Holly: Was die Stimmen aus der Presse anbelangt, halte ich mich immer ein wenig bedeckt, denn Geschmack ist doch sehr relativ und vor allem subjektiv. Auch hast Du mit Sicherheit eine (vielleicht sogar total) andere Definition von Rock als ich. Insofern ist diese Frage zu knifflig, um mehr als nur ansatzweise beantworten zu können.
Cyril: Gut gebrüllt Löwe! Apropos brüllen (wobei brüllen das falsche Worte ist), es ist neben Deiner Stimme auch eine weibliche Vocalistin zu hören. Wer ist das?
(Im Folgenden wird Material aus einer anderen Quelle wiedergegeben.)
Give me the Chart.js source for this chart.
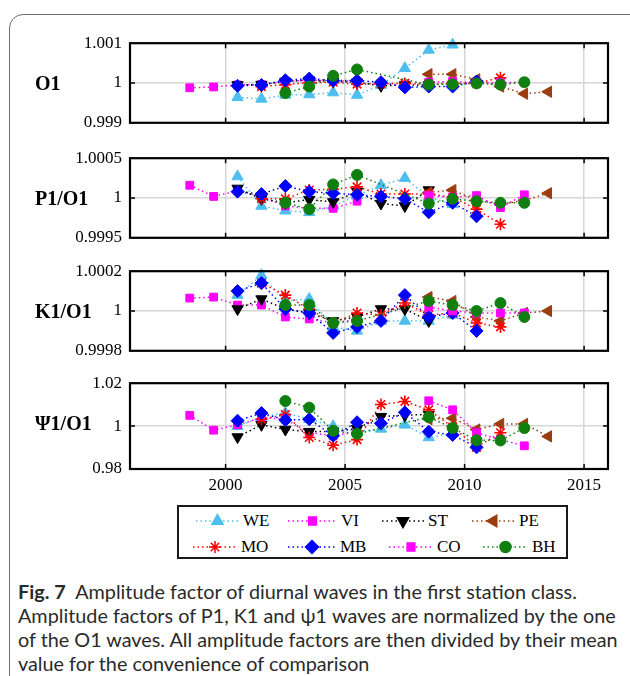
<!DOCTYPE html>
<html>
<head>
<meta charset="utf-8">
<script src="https://cdn.jsdelivr.net/npm/chart.js"></script>
<style>
body { margin:0; background:#fff; width:630px; height:676px; overflow:hidden; position:relative; font-family:"Liberation Serif", serif; }
.frame { position:absolute; left:9px; top:14px; width:680px; height:720px; border:1.5px solid #6e6e6e; border-radius:14px; }
.panel { position:absolute; left:0; }
.plabel { position:absolute; left:35px; font-weight:bold; font-size:20px; line-height:20px; color:#000; }
#legend { position:absolute; left:177px; top:505px; width:387px; height:50px; border:2px solid #1a1a1a; }
.item { position:absolute; height:20px; }
.item canvas { position:absolute; left:0; top:0; }
.item span { position:absolute; top:0; font-size:17px; line-height:20px; color:#000; }
#caption { position:absolute; left:18px; top:579px; font-family:Lato, "Open Sans", sans-serif; color:#2a2a2a; white-space:nowrap; }
#caption div { height:24px; line-height:24px; }
</style>
</head>
<body>
<div class="frame"></div>
<div id="legend"></div>
<div id="caption">
  <div><b>Fig. 7</b>&nbsp;&nbsp;Amplitude factor of diurnal waves in the first station class.</div>
  <div id="fitline">Amplitude factors of P1, K1 and ψ1 waves are normalized by the one</div>
  <div>of the O1 waves. All amplitude factors are then divided by their mean</div>
  <div>value for the convenience of comparison</div>
</div>
<script>
// years of the yearly estimates (mid-year)
var years = [1998.5, 1999.5, 2000.5, 2001.5, 2002.5, 2003.5, 2004.5, 2005.5, 2006.5, 2007.5, 2008.5, 2009.5, 2010.5, 2011.5, 2012.5, 2013.5];
var xTicks = [2000, 2005, 2010, 2015];
var stations = ['WE', 'VI', 'ST', 'PE', 'MO', 'MB', 'CO', 'BH'];
var panelNames = ['O1', 'P1/O1', 'K1/O1', 'Ψ1/O1'];
var yTicks = [[0.999, 1, 1.001], [0.9995, 1, 1.0005], [0.9998, 1, 1.0002], [0.98, 1, 1.02]];
var yTickLabels = [['0.999', '1', '1.001'], ['0.9995', '1', '1.0005'], ['0.9998', '1', '1.0002'], ['0.98', '1', '1.02']];

var _ = null;
// O1
var O1_WE = [_, _, 0.99964, 0.99960, 0.99970, 0.99971, 0.99976, 0.99970, 0.99995, 1.00037, 1.00083, 1.00096, _, _, _, _];
var O1_VI = [0.99988, 0.99990, 0.99995, 0.99996, 1.00004, 1.00007, 1.00006, 1.00004, _, _, _, _, _, _, _, _];
var O1_ST = [_, _, 0.99995, 0.99996, 1.00004, 1.00007, 1.00004, 1.00002, 0.99993, 0.99995, 0.99995, _, _, _, _, _];
var O1_PE = [_, _, _, _, _, _, _, _, _, _, 1.00022, 1.00022, 1.00009, 0.99991, 0.99973, 0.99978];
var O1_MO = [_, _, _, 0.99991, 0.99996, 1.00001, 1.00002, 0.99997, 0.99998, 0.99999, 0.99997, 0.99999, 1.00000, 1.00013, _, _];
var O1_MB = [_, _, 0.99993, 0.99995, 1.00007, 1.00011, 1.00006, 1.00006, 1.00002, 0.99989, 0.99991, 0.99991, 1.00004, _, _, _];
var O1_CO = [_, _, _, _, _, _, _, _, _, _, 1.00002, 1.00004, 1.00000, 1.00001, 1.00002, _];
var O1_BH = [_, _, _, _, 0.99975, 0.99991, 1.00018, 1.00034, _, _, 0.99996, 0.99997, 0.99999, 0.99996, 1.00002, _];
// P1/O1
var P1_WE = [_, _, 1.00027, 0.99990, 0.99984, 0.99982, 0.99990, 1.00003, 1.00016, 1.00025, 1.00001, 0.99992, _, _, _, _];
var P1_VI = [1.00016, 1.00002, 1.00009, 1.00001, 0.99990, 0.99987, 0.99987, 0.99996, _, _, _, _, _, _, _, _];
var P1_ST = [_, _, 1.00012, 0.99999, 0.99994, 0.99998, 0.99995, 1.00008, 0.99993, 0.99990, 1.00010, _, _, _, _, _];
var P1_PE = [_, _, _, _, _, _, _, _, _, _, 1.00007, 1.00010, 0.99997, 0.99992, 0.99997, 1.00006];
var P1_MO = [_, _, _, 0.99999, 0.99999, 1.00010, 1.00011, 1.00014, 1.00005, 1.00005, 1.00005, 1.00001, 0.99986, 0.99967, _, _];
var P1_MB = [_, _, 1.00008, 1.00005, 1.00015, 1.00008, 1.00006, 1.00004, 1.00002, 0.99999, 0.99982, 0.99994, 0.99977, _, _, _];
var P1_CO = [_, _, _, _, _, _, _, _, _, _, 1.00003, 1.00001, 1.00003, 0.99988, 1.00004, _];
var P1_BH = [_, _, _, _, 0.99994, 0.99986, 1.00017, 1.00029, _, _, 0.99993, 0.99999, 0.99996, 0.99994, 0.99994, _];
// K1/O1
var K1_WE = [_, _, 1.00008, 1.00018, 1.00005, 1.00006, 0.99992, 0.99990, 0.99995, 0.99995, 0.99995, 0.99998, _, _, _, _];
var K1_VI = [1.000065, 1.00007, 1.00003, 1.00003, 0.99997, 0.99996, 0.99994, 0.99996, _, _, _, _, _, _, _, _];
var K1_ST = [_, _, 1.00001, 1.00006, 1.00001, 0.99999, 0.99995, 0.99997, 1.00001, 1.00001, 0.99995, _, _, _, _, _];
var K1_PE = [_, _, _, _, _, _, _, _, _, _, 1.00007, 1.00005, 0.99997, 0.99995, 0.99999, 1.00000];
var K1_MO = [_, _, _, 1.00014, 1.00008, 1.00001, 0.99994, 0.99999, 0.99998, 1.00004, 0.99998, 0.99999, 0.99994, 0.99992, _, _];
var K1_MB = [_, _, 1.00010, 1.00014, 1.00001, 0.99999, 0.99989, 0.99992, 0.99995, 1.00008, 0.99997, 0.99999, 0.99990, _, _, _];
var K1_CO = [_, _, _, _, _, _, _, _, _, _, 1.00002, 1.00000, 0.99999, 0.99999, 0.99999, _];
var K1_BH = [_, _, _, _, 1.00003, 1.00003, 0.99994, 0.99995, _, _, 1.00005, 1.00003, 1.00000, 1.00004, 0.99997, _];
// Psi1/O1
var PS_WE = [_, _, 0.9999, 1.0042, 1.0061, 1.0032, 0.9999, 0.9974, 0.9987, 1.0006, 0.9947, 0.9966, _, _, _, _];
var PS_VI = [1.0050, 0.9981, 1.0006, 1.0039, 1.0032, 0.9970, 0.9955, 0.9974, _, _, _, _, _, _, _, _];
var PS_ST = [_, _, 0.9949, 1.0006, 0.9984, 0.9974, 0.9976, 0.9988, 1.0044, 1.0051, 1.0054, _, _, _, _, _];
var PS_PE = [_, _, _, _, _, _, _, _, _, _, 1.0032, 1.0037, 0.9984, 1.0010, 1.0010, 0.9952];
var PS_MO = [_, _, _, 1.0032, 1.0054, 0.9947, 0.9911, 0.9937, 1.0101, 1.0115, 1.0076, 0.9996, 0.9901, 0.9969, _, _];
var PS_MB = [_, _, 1.0025, 1.0061, 1.0028, 1.0032, 0.9955, 1.0018, 1.0013, 1.0064, 0.9974, 0.9959, 0.9901, _, _, _];
var PS_CO = [_, _, _, _, _, _, _, _, _, _, 1.0118, 1.0076, 0.9969, 0.9937, 0.9908, _];
var PS_BH = [_, _, _, _, 1.0117, 1.0086, 0.9978, 0.9964, _, _, 1.0042, 0.9991, 0.9934, 0.9933, 0.9991, _];

var panelData = [
  [O1_WE, O1_VI, O1_ST, O1_PE, O1_MO, O1_MB, O1_CO, O1_BH],
  [P1_WE, P1_VI, P1_ST, P1_PE, P1_MO, P1_MB, P1_CO, P1_BH],
  [K1_WE, K1_VI, K1_ST, K1_PE, K1_MO, K1_MB, K1_CO, K1_BH],
  [PS_WE, PS_VI, PS_ST, PS_PE, PS_MO, PS_MB, PS_CO, PS_BH]
];

// marker styles, same order as stations
var colors = ['#4dbeee', '#ff00ff', '#000000', '#9c3d10', '#ff0000', '#0000ff', '#ff00ff', '#0f800f'];
var shapes = ['triangle', 'rect', 'triangle', 'triangle', 'star', 'rectRot', 'rect', 'circle'];
var rotations = [0, 0, 180, 270, 0, 0, 0, 0];
var radii = [6.5, 5.5, 6.5, 6.5, 6, 6.5, 5.5, 5.5];

var plotTops = [37, 151.5, 265, 376.5];
var plotH = 92;
var pad = 12;

var framePlugin = {
  id: 'frame',
  afterDatasetsDraw: function(chart) {
    var ctx = chart.ctx, a = chart.chartArea;
    ctx.save();
    ctx.strokeStyle = '#000';
    ctx.lineWidth = 1.5;
    xTicks.forEach(function(v) {
      var px = chart.scales.x.getPixelForValue(v);
      ctx.beginPath();
      ctx.moveTo(px, a.top); ctx.lineTo(px, a.top + 5);
      ctx.moveTo(px, a.bottom); ctx.lineTo(px, a.bottom - 5);
      ctx.stroke();
    });
    var py = chart.scales.y.getPixelForValue(1);
    ctx.beginPath();
    ctx.moveTo(a.left, py); ctx.lineTo(a.left + 5, py);
    ctx.moveTo(a.right, py); ctx.lineTo(a.right - 5, py);
    ctx.stroke();
    ctx.lineWidth = 2.2;
    ctx.strokeRect(a.left, a.top, a.right - a.left, a.bottom - a.top);
    ctx.restore();
  }
};

Chart.defaults.font.family = '"Liberation Serif", serif';
Chart.defaults.color = '#000';

panelData.forEach(function(series, p) {
  var last = p == panelData.length - 1;
  var cv = document.createElement('canvas');
  var h = pad + plotH + (last ? 34 : pad);
  cv.width = 630; cv.height = h;
  cv.className = 'panel';
  cv.style.top = (plotTops[p] - pad) + 'px';
  cv.style.width = '630px'; cv.style.height = h + 'px';
  document.body.appendChild(cv);

  var lbl = document.createElement('div');
  lbl.className = 'plabel';
  lbl.textContent = panelNames[p];
  lbl.style.top = (plotTops[p] + plotH / 2 - 10) + 'px';
  document.body.appendChild(lbl);

  var datasets = stations.map(function(name, i) {
    return {
      label: name,
      data: years.map(function(x, k) { return {x: x, y: series[i][k]}; }),
      borderColor: colors[i],
      backgroundColor: colors[i],
      borderWidth: 1.5,
      borderDash: [1.5, 3],
      pointStyle: shapes[i],
      pointRotation: rotations[i],
      pointRadius: radii[i],
      pointBorderWidth: shapes[i] == 'star' ? 1.6 : 1,
      spanGaps: true,
      tension: 0,
      order: stations.length - 1 - i,
      clip: false
    };
  });

  new Chart(cv, {
    type: 'line',
    data: { datasets: datasets },
    options: {
      responsive: false,
      animation: false,
      devicePixelRatio: 1,
      layout: { padding: { top: pad, right: 22, bottom: last ? 4 : pad, left: 0 } },
      plugins: { legend: { display: false }, tooltip: { enabled: false } },
      scales: {
        x: {
          type: 'linear', min: 1996, max: 2016,
          afterBuildTicks: function(s) { s.ticks = xTicks.map(function(v) { return {value: v}; }); },
          afterFit: function(s) { s.height = last ? 30 : 0; },
          border: { display: false },
          grid: { color: '#d6d6d6', lineWidth: 1.5, drawTicks: false },
          ticks: { display: last, padding: 6, font: { size: 17 }, callback: function(v) { return String(v); } }
        },
        y: {
          min: yTicks[p][0], max: yTicks[p][2],
          afterBuildTicks: function(s) { s.ticks = yTicks[p].map(function(v) { return {value: v}; }); },
          afterFit: function(s) { s.width = 130; },
          border: { display: false },
          grid: { color: '#d6d6d6', lineWidth: 1.5, drawTicks: false },
          ticks: { padding: 8, font: { size: 17 }, callback: function(v, idx) { return yTickLabels[p][idx]; } }
        }
      }
    },
    plugins: [framePlugin]
  });
});

// legend, two rows of four
var legendPos = [[196, 243, 521], [288, 341, 521], [382, 428, 521], [472, 519, 521],
                 [193, 241, 547], [288, 340, 547], [389, 437, 547], [483, 532, 547]];
var legendLeft = 177, legendTop = 505;
var legend = document.getElementById('legend');
stations.forEach(function(name, i) {
  var pos = legendPos[i];
  var item = document.createElement('div');
  item.className = 'item';
  item.style.left = (pos[0] - legendLeft - 2) + 'px';
  item.style.top = (pos[2] - legendTop - 12) + 'px';
  var w = pos[1] - pos[0] - 4;
  var c = document.createElement('canvas');
  c.width = w; c.height = 20;
  item.appendChild(c);
  var ctx = c.getContext('2d');
  ctx.strokeStyle = colors[i];
  ctx.fillStyle = colors[i];
  ctx.lineWidth = 1.5;
  ctx.setLineDash([1.5, 3]);
  ctx.beginPath(); ctx.moveTo(0, 10); ctx.lineTo(w, 10); ctx.stroke();
  ctx.setLineDash([]);
  Chart.helpers.drawPoint(ctx, {
    pointStyle: shapes[i], rotation: rotations[i], radius: radii[i],
    borderWidth: shapes[i] == 'star' ? 1.6 : 1
  }, w / 2, 10);
  var t = document.createElement('span');
  t.textContent = name;
  t.style.left = (pos[1] - pos[0]) + 'px';
  item.appendChild(t);
  legend.appendChild(item);
});

// size caption font so the long line fits like the figure
(function() {
  var cap = document.getElementById('caption');
  var m = document.createElement('canvas').getContext('2d');
  m.font = '100px Lato';
  var wdt = m.measureText(document.getElementById('fitline').textContent).width;
  cap.style.fontSize = (100 * 599 / wdt).toFixed(2) + 'px';
})();
</script>
</body>
</html>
Holly: Die weibliche Stimme auf dem Album, explizit auf dem Stück „Der Garten“ gehört unserer Neuentdeckung des Jahres, nämlich Aylim Aslim. Wie kurz angetönt, sie ist eine türkische Künstlerin. Sie wohnt mit mir zusammen in Istanbul und hat auch schon gute Rock- oder Pop-Alben (Definitionsfrage) veröffentlicht. Sogar ein Lied zum Film „Gegen die Wand“ hat sie als Soundtrack abgeliefert. Leider aber kommt sie auf unserer Tour durch Deutschland, Österreich und der Schweiz nicht mit.
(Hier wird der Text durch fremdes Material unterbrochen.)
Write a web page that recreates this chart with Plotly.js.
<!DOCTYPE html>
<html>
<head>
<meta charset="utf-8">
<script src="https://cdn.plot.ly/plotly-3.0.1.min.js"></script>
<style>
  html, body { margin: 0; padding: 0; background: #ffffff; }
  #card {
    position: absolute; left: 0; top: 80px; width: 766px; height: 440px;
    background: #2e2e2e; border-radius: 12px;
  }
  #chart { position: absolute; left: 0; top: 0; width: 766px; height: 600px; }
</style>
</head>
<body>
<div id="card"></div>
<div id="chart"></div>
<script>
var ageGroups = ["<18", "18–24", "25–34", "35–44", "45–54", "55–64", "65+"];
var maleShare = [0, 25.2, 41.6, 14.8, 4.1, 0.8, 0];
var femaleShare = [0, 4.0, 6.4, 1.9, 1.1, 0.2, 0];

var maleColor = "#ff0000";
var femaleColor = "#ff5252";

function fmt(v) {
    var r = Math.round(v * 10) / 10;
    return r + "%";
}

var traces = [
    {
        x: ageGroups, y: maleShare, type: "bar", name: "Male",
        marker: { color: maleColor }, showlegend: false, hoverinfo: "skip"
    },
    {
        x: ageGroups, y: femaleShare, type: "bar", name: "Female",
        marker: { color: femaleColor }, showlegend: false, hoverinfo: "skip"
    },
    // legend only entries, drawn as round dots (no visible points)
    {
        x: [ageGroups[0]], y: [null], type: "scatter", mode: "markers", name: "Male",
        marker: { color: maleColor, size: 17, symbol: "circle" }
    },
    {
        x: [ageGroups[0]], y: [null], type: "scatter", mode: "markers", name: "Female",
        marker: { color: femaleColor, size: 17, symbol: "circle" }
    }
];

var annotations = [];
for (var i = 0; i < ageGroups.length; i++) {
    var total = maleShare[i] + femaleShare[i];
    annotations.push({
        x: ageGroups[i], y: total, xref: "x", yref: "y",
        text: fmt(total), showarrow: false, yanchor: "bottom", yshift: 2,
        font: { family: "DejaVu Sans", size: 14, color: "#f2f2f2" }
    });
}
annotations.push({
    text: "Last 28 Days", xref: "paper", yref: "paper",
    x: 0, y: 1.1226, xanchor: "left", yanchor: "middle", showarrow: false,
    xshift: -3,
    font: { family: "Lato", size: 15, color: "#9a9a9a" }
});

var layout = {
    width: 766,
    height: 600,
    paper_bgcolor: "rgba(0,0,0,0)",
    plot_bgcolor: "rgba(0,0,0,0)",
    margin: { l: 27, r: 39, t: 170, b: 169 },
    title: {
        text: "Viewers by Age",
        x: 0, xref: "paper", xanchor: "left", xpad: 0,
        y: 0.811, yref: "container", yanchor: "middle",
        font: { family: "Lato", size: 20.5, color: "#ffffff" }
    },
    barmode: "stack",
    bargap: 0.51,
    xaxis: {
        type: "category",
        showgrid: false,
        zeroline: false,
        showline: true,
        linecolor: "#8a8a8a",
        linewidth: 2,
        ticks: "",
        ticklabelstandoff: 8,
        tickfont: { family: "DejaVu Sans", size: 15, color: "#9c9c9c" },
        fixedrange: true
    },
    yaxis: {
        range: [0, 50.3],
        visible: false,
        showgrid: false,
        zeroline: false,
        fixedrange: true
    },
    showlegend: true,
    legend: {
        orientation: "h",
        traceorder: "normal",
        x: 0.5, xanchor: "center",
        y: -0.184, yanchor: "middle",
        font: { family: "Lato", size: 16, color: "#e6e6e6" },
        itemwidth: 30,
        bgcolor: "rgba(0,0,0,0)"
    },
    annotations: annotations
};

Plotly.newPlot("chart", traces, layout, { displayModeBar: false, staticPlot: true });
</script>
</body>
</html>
Cyril: Zu guter Letzt drücke ich Dir mein absolutes Letzte-Instanz-Schmuckstück aufs Auge – „Das Spiel“ aus dem Jahre 1999. Du warst zu dem Zeitpunkt zwar noch nicht bei der Band. Trotzdem aber bin ich neugierig und möchte gerne wissen, ob ihr noch viele Tracks davon an Konzerten spielt, wie Du dazu stehst.
Holly: Im Grossen und Ganzen hat die Band mit der Epoche sowie dem dazu gehörenden Musikstil, dem sogenannten Mittelalterrock, abgeschworen. Trotzdem steht auch bei mir das Album im Schrank und hat einen besonderen Stellenwert.